I laid Nalini down in bed and started to breast feed her lying on my side. Kaio snuggled up to my back and I turned my head towards him and opened my arm out to him. He rested on my armpit. Laying down with two sleeping children, one on each side... I felt like a crescent moon, cupping my little lotus flower, and kaio my sun, shinning to my right. Or maybe we were like a ying yang, kaio the ying and nalini the yang and I was the invisible line that you trace to create them.
But really, I think I was a tree, my arms branches stretched and holding them. Nalini, the lotus flower growing out of the ground and suckling my nectar or syrup. That would make Mariano the earth, or the ground... my stability, the protector of my roots. Kaio would be a fruit or another flower, or maybe an animal like a jaguar or onca, taking rest in my embrace. I don't know if that image does mariano justice, it sounds like he is mud beneath me.

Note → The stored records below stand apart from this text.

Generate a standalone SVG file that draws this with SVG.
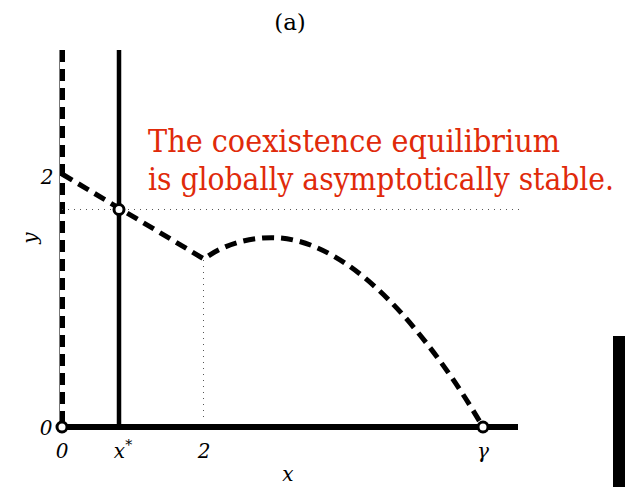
<svg xmlns="http://www.w3.org/2000/svg" width="625" height="487" viewBox="0 0 625 487">
<style>
.f{font-family:"DejaVu Serif","Liberation Serif",serif}
.lbl{font-size:20px;font-style:italic;fill:#000}
.red{font-size:31px;fill:#e02a0a}
.dash{fill:none;stroke:#000;stroke-width:5;stroke-dasharray:12,7}
.dot{fill:none;stroke:#555;stroke-width:1;stroke-dasharray:1,5}
.pt{fill:#fff;stroke:#000;stroke-width:3}
</style>
<rect width="625" height="487" fill="#fff"/>
<text class="f" x="290" y="30" font-size="23" text-anchor="middle">(a)</text>
<g id="connectors">
<line x1="59.5" y1="50" x2="59.5" y2="427" stroke="#777" stroke-width="1"/>
<line class="dash" x1="62.5" y1="50" x2="62.5" y2="427"/>
<line x1="119" y1="50" x2="119" y2="427" stroke="#000" stroke-width="4.5"/>
<line x1="60" y1="427" x2="518" y2="427" stroke="#000" stroke-width="6"/>
<line class="dot" x1="62" y1="209.5" x2="520" y2="209.5"/>
<line class="dot" x1="203.5" y1="260" x2="203.5" y2="422"/>
<path class="dash" d="M62,174 L204,259 C225,243 255,236 280,238 C330,242 380,285 420,335 C450,372 470,405 483,427"/>
</g>
<g id="equilibria">
<circle class="pt" cx="62" cy="427" r="5"/>
<circle class="pt" cx="119" cy="209.5" r="5"/>
<circle class="pt" cx="483" cy="427" r="5"/>
</g>
<g id="labels">
<text class="f lbl" x="47" y="184" text-anchor="middle" font-style="normal">2</text>
<text class="f lbl" x="46" y="435" text-anchor="middle">0</text>
<text class="f lbl" x="62" y="458" text-anchor="middle">0</text>
<text class="f lbl" x="123" y="458" text-anchor="middle">x<tspan font-size="14" dy="-8" font-style="normal">*</tspan></text>
<text class="f lbl" x="204" y="458" text-anchor="middle">2</text>
<text class="f lbl" x="483" y="458" text-anchor="middle">γ</text>
<text class="f lbl" x="288" y="481" text-anchor="middle">x</text>
<text class="f lbl" x="0" y="0" text-anchor="middle" transform="translate(37,238) rotate(-90)">y</text>
</g>
<g id="note">
<text class="f red" x="148" y="152" textLength="412" lengthAdjust="spacingAndGlyphs">The coexistence equilibrium</text>
<text class="f red" x="148" y="190" textLength="466" lengthAdjust="spacingAndGlyphs">is globally asymptotically stable.</text>
</g>
<rect x="613" y="336" width="12" height="151" fill="#000"/>
</svg>
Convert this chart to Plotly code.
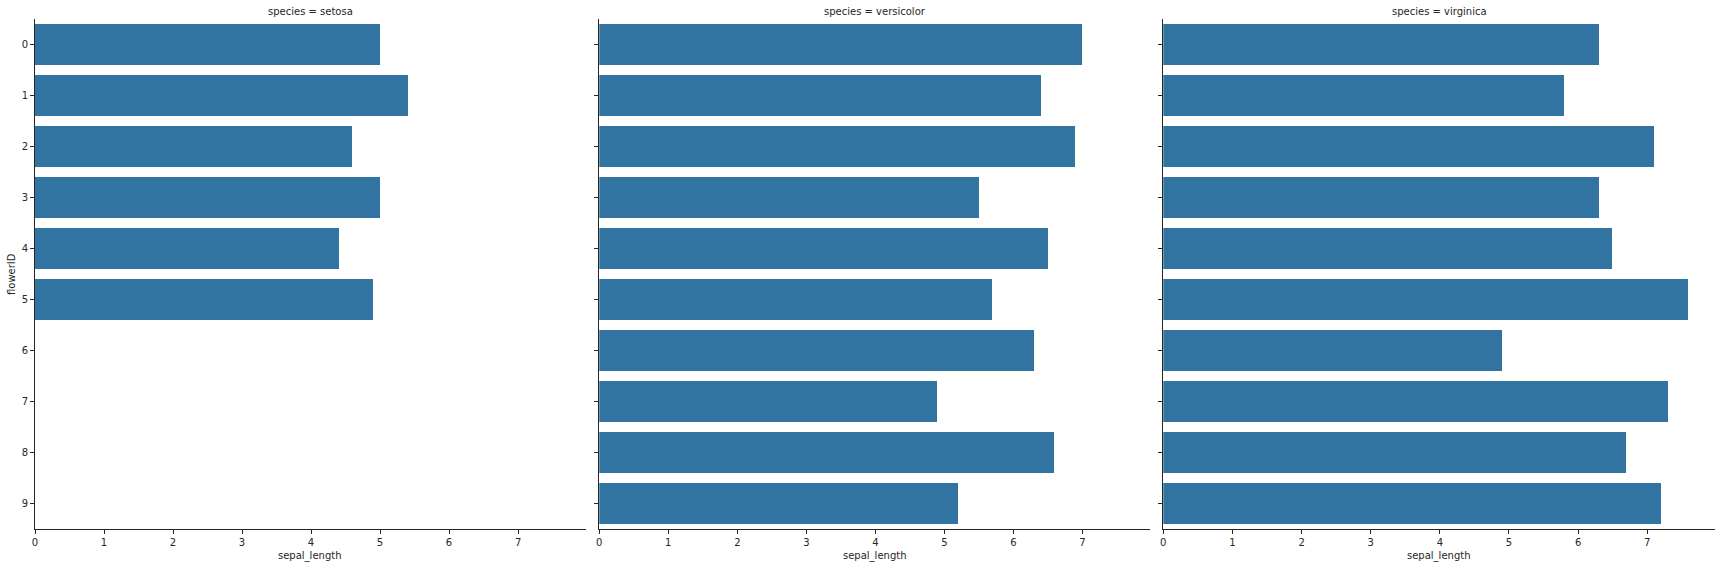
import plotly.graph_objects as go

# ---- data ----
species = ["setosa", "versicolor", "virginica"]
setosa_ids = [0, 1, 2, 3, 4, 5]
setosa_len = [5.0, 5.4, 4.6, 5.0, 4.4, 4.9]
versicolor_ids = [0, 1, 2, 3, 4, 5, 6, 7, 8, 9]
versicolor_len = [7.0, 6.4, 6.9, 5.5, 6.5, 5.7, 6.3, 4.9, 6.6, 5.2]
virginica_ids = [0, 1, 2, 3, 4, 5, 6, 7, 8, 9]
virginica_len = [6.3, 5.8, 7.1, 6.3, 6.5, 7.6, 4.9, 7.3, 6.7, 7.2]
y_ticks = [0, 1, 2, 3, 4, 5, 6, 7, 8, 9]
x_ticks = [0, 1, 2, 3, 4, 5, 6, 7]
x_title = "sepal_length"
y_title = "flowerID"

series = [(setosa_ids, setosa_len), (versicolor_ids, versicolor_len), (virginica_ids, virginica_len)]

BAR = "#3274a1"
INK = "#262626"
FONT = "DejaVu Sans"

W, H = 1720, 568
ML, MR, MT, MB = 35, 5, 18.5, 38.7
pw = W - ML - MR
ph = H - MT - MB
panels_px = [(35, 585.7), (599.3, 1150), (1163.3, 1715)]
domains = [[(a - ML) / pw, min(1.0, (b - ML) / pw)] for a, b in panels_px]

fig = go.Figure()
for i, (ids, vals) in enumerate(series):
    sfx = "" if i == 0 else str(i + 1)
    fig.add_trace(go.Bar(
        x=vals, y=ids, orientation="h", width=0.8,
        marker=dict(color=BAR, line=dict(width=0)),
        xaxis="x" + sfx, yaxis="y" + sfx, showlegend=False,
        hoverinfo="x+y",
    ))

layout = dict(
    width=W, height=H,
    margin=dict(l=ML, r=MR, t=MT, b=MB, autoexpand=False),
    paper_bgcolor="white", plot_bgcolor="white",
    font=dict(family=FONT, size=10, color=INK),
    bargap=0,
)

txt = dict(family=FONT, size=10, color=INK)
annotations = []
for i, sp in enumerate(species):
    sfx = "" if i == 0 else str(i + 1)
    layout["xaxis" + sfx] = dict(
        domain=domains[i], anchor="y" + sfx, range=[0, 7.98],
        tickmode="array", tickvals=x_ticks,
        ticks="outside", ticklen=4, tickwidth=1, tickcolor=INK,
        showline=True, linecolor=INK, linewidth=1,
        showgrid=False, zeroline=False, automargin=False,
        tickfont=txt,
    )
    ydict = dict(
        anchor="x" + sfx, domain=[0, 1], range=[9.5, -0.5],
        tickmode="array", tickvals=y_ticks, ticktext=[str(v) for v in y_ticks],
        ticks="outside", ticklen=4, tickwidth=1, tickcolor=INK,
        showline=True, linecolor=INK, linewidth=1,
        showgrid=False, zeroline=False, automargin=False,
        tickfont=txt,
        showticklabels=(i == 0),
    )
    if i > 0:
        ydict["matches"] = "y"
    layout["yaxis" + sfx] = ydict
    cx = (domains[i][0] + domains[i][1]) / 2
    annotations.append(dict(
        text="species = " + sp, xref="paper", yref="paper",
        x=cx, y=1 + (MT - 11.3) / ph,
        xanchor="center", yanchor="middle", showarrow=False, font=txt,
    ))
    annotations.append(dict(
        text=x_title, xref="paper", yref="paper",
        x=cx, y=-(556.7 - (H - MB)) / ph,
        xanchor="center", yanchor="middle", showarrow=False, font=txt,
    ))
annotations.append(dict(
    text=y_title, xref="paper", yref="paper",
    x=-(ML - 11) / pw, y=0.5, textangle=-90,
    xanchor="center", yanchor="middle", showarrow=False, font=txt,
))
layout["annotations"] = annotations
fig.update_layout(**layout)

fig.write_html(
    "out.html",
    config={"displayModeBar": False},
    post_script="document.body.style.margin='0';document.body.style.overflow='hidden';",
)
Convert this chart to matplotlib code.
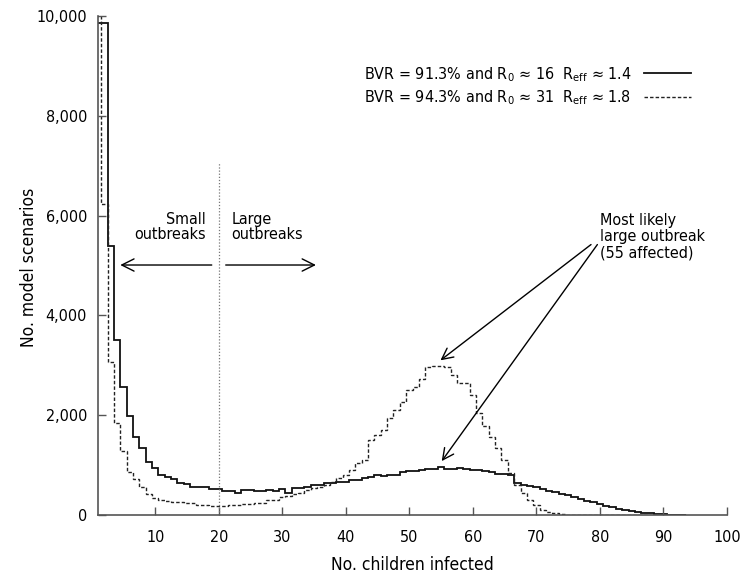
import numpy as np
import matplotlib
matplotlib.use("Agg")
import matplotlib.pyplot as plt

# children infected (bin centres) and number of model scenarios per bin
children = np.arange(1, 94)

bvr_913 = [9850, 9850, 5390, 3500, 2570, 1980, 1560, 1350, 1060, 940,
           800, 755, 715, 650, 630, 567, 567, 567, 521, 521,
           481, 481, 447, 501, 501, 481, 481, 501, 481, 515,
           447, 535, 535, 567, 601, 601, 635, 635, 668, 668,
           701, 701, 735, 770, 800, 790, 800, 800, 860, 880,
           880, 900, 920, 930, 960, 930, 930, 935, 930, 910,
           905, 880, 870, 820, 830, 800, 635, 610, 580, 560,
           520, 490, 460, 430, 400, 360, 320, 290, 260, 230,
           190, 160, 130, 110, 90, 70, 50, 35, 22, 14,
           8, 4, 2]

bvr_943 = [10000, 6230, 3070, 1840, 1280, 860, 720, 560, 420, 340,
           300, 280, 270, 267, 250, 234, 210, 200, 180, 180,
           190, 200, 200, 220, 220, 240, 250, 300, 300, 367,
           381, 421, 448, 501, 534, 560, 601, 668, 735, 802,
           902, 1040, 1100, 1500, 1600, 1703, 1937, 2104, 2271, 2505,
           2572, 2719, 2960, 2990, 2980, 2960, 2800, 2640, 2640, 2405,
           2037, 1780, 1570, 1336, 1100, 836, 600, 434, 301, 200,
           110, 70, 33, 20, 10, 5, 0, 0, 0, 0,
           0, 0, 0, 0, 0, 0, 0, 0, 0, 0,
           0, 0, 0]

labels = ["BVR = 91.3% and R$_0$ \u2248 16  R$_{eff}$ \u2248 1.4",
          "BVR = 94.3% and R$_0$ \u2248 31  R$_{eff}$ \u2248 1.8"]

plt.rcParams['font.family'] = ['DejaVu Sans']
plt.rcParams['font.stretch'] = 'condensed'
plt.rcParams['mathtext.default'] = 'regular'

fig = plt.figure(figsize=(7.5, 5.82), dpi=100)
ax = fig.add_axes([0.1307, 0.1151, 0.8386, 0.8574])

edges = np.append(children - 0.5, children[-1] + 0.5)
ax.stairs(bvr_913, edges, baseline=None, color='#111111', lw=1.3,
          label=labels[0])
ax.stairs(bvr_943, edges, baseline=None, color='#222222', lw=1.0,
          linestyle=(0, (2.5, 1.5)), label=labels[1])

ax.set_xlim(1, 100)
ax.set_ylim(0, 10000)
ax.set_xticks(np.arange(10, 101, 10))
ax.set_yticks(np.arange(0, 10001, 2000))
ax.set_yticklabels(['0', '2,000', '4,000', '6,000', '8,000', '10,000'])
ax.tick_params(direction='in', length=6, width=1, labelsize=11.5,
               color='#555555', pad=8)
ax.tick_params(axis='x', pad=11)
for s in ['top', 'right']:
    ax.spines[s].set_visible(False)
for s in ['left', 'bottom']:
    ax.spines[s].set_color('#555555')
    ax.spines[s].set_linewidth(1.2)

ax.set_xlabel('No. children infected', fontsize=12.5)
ax.set_ylabel('No. model scenarios', fontsize=12.5)
ax.xaxis.set_label_coords(0.5, -0.082)
ax.yaxis.set_label_coords(-0.095, 0.497)

# small / large outbreak divider
ax.plot([20, 20], [0, 7050], color='#777777', lw=0.9, linestyle=(0, (1, 1.5)))
ax.text(17.9, 5770, 'Small\noutbreaks', ha='right', va='center',
        fontsize=11.5, linespacing=1.05)
ax.text(22.0, 5770, 'Large\noutbreaks', ha='left', va='center',
        fontsize=11.5, linespacing=1.05)
ax.annotate('', xy=(4.5, 5010), xytext=(18.9, 5010),
            arrowprops=dict(arrowstyle='->', lw=1, color='black',
                            mutation_scale=22, shrinkA=0, shrinkB=0))
ax.annotate('', xy=(35.3, 5010), xytext=(21.1, 5010),
            arrowprops=dict(arrowstyle='->', lw=1, color='black',
                            mutation_scale=22, shrinkA=0, shrinkB=0))

# most likely outbreak
ax.text(80.0, 5580, 'Most likely\nlarge outbreak\n(55 affected)',
        ha='left', va='center', fontsize=11.5, linespacing=1.1)
ax.annotate('', xy=(54.9, 3100), xytext=(78.6, 5420),
            arrowprops=dict(arrowstyle='->', lw=1, color='black',
                            mutation_scale=20, shrinkA=0, shrinkB=0))
ax.annotate('', xy=(55.1, 1080), xytext=(79.6, 5420),
            arrowprops=dict(arrowstyle='->', lw=1, color='black',
                            mutation_scale=20, shrinkA=0, shrinkB=0))

ax.legend(loc='upper right', bbox_to_anchor=(0.955, 0.918), frameon=False,
          markerfirst=False, fontsize=11.5, handlelength=2.9,
          handletextpad=0.8, labelspacing=0.3, borderpad=0)

fig.savefig('out.png', dpi=100)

Maybe he is more like the lake that the lotus flower grows from; calm, reflective, wise, deep, dark at night and transparent during the day. yes, that's more like him. now what about kaio?
nalini was easy because her name stems from the Sanskrit word for lotus. but kaio... the etiology of his name is less tangible: happy.
kaio is very happy, and very much a typical boy who likes to play with cars and trucks and planes. he loves fruit like blue berries and strawberries.
he is very active and likes to climb on things. he is also compassionate, loving, affectionate, and polite. I need to find some image that suits him and then maybe I could get a tattoo of my family.